Today in the news in Bulgaria I also read the same info. I really feel sorry for them because I lived my childhood during the communist regime here. I'm sure everything is true. I know what it means. We also had periods of absolute misery. I remember a period when the stores were absolutely empty and we were given coupons to buy the main food products but there were none. But the communist government as usual "feeds" the people with propaganda. Really sorry for them, but hope the people there may decide to change the regime. There is always a moment when people should say "ENOUGH".
 

Pretty Flamingo

New member
Certain countries do not need aid. India comes to mind and we in the UK contribute to India even though they thrive and have a space programme.

Then there are other countries who spend aid unwisely and are corrupt, leaving their citizens without the basics and spending the aid on things that are not only unimportant but downright dreadful.

Every citizen who lives in a country that contributes aid to other countries ought to know where their hard-earned taxes are going to. I don't begrudge aid going to countries who spend it wisely but I do to other countries who don't.
 
I don't think that there is a country that contributes to North Korea. North Korea is absolutely isolated from the world. That has been their government choice.
 
Yes, absolutely. In the article is also mentioned that because the country is poor the government took loans from Russian and Asian banks and European creditors with interest up to 40%. The ordinary people are doomed to pay them back in starvation.:sad:
The saddest thing is that when Kim Chen-Ir died in 2011 the TV news showed the whole nation crying and suffering for their own slow-killer. I don't believe in these videos, indeed. I'm sure everything was arranged by the government under pain of death.
 

Pretty Flamingo

New member
Yes, absolutely. In the article is also mentioned that because the country is poor the government took loans from Russian and Asian banks and European creditors with interest up to 40%. The ordinary people are doomed to pay them back in starvation.:sad:
The saddest thing is that when Kim Chen-Ir died in 2011 the TV news showed the whole nation crying and suffering for their own slow-killer. I don't believe in these videos, indeed. I'm sure everything was arranged by the government under pain of death.

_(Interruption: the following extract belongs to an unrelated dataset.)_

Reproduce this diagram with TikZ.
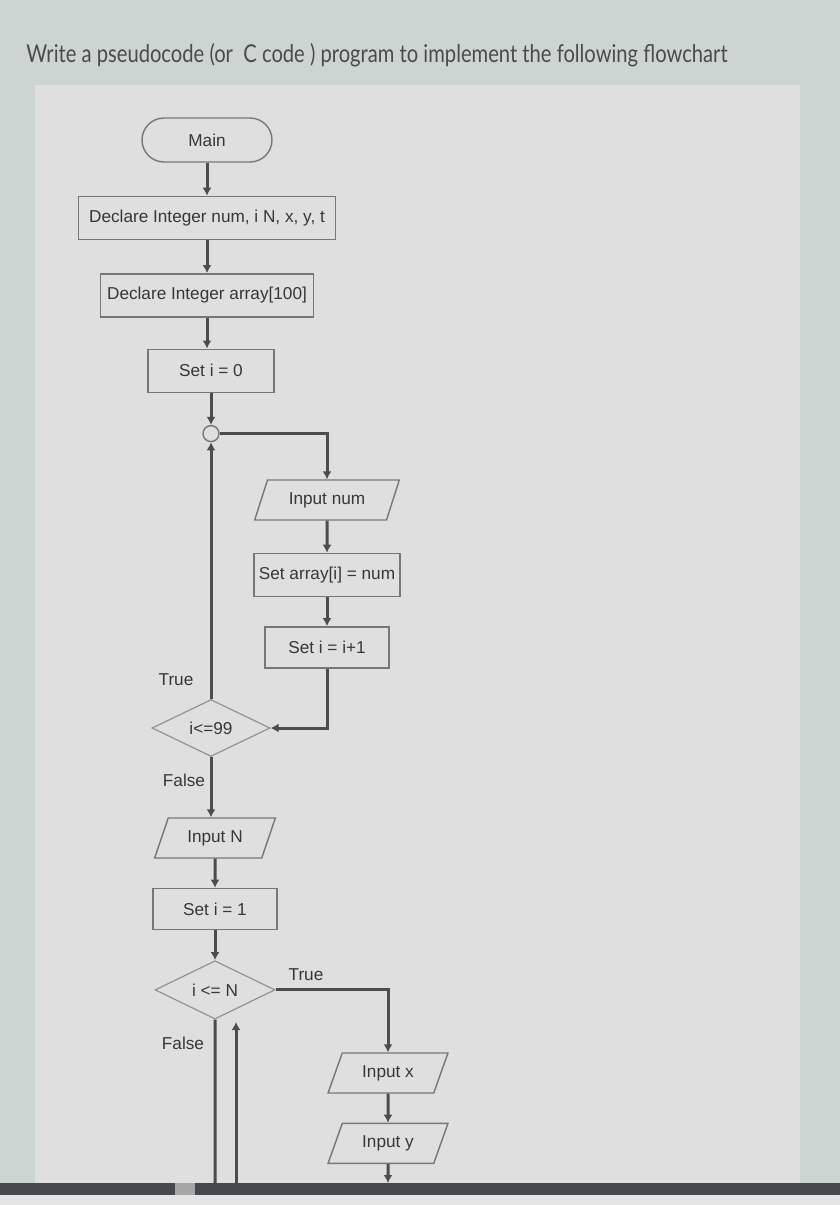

Like in Egypt thousands of years ago there were professional mourners then too. But they got paid for it!

I moan about living in the UK but I am really so grateful as there are far worse places in this world to have the misfortune to be trapped in.
 
Like in Egypt thousands of years ago there were professional mourners then too. But they got paid for it!

I moan about living in the UK but I am really so grateful as there are far worse places in this world to have the misfortune to be trapped in.

Agreed. Look what is happening in Syria, Egypt, Palestinе, etc., also. My country isn't as good as yours, but I'm grateful too, because have no opulent but relatively normal life without war or mass starvation.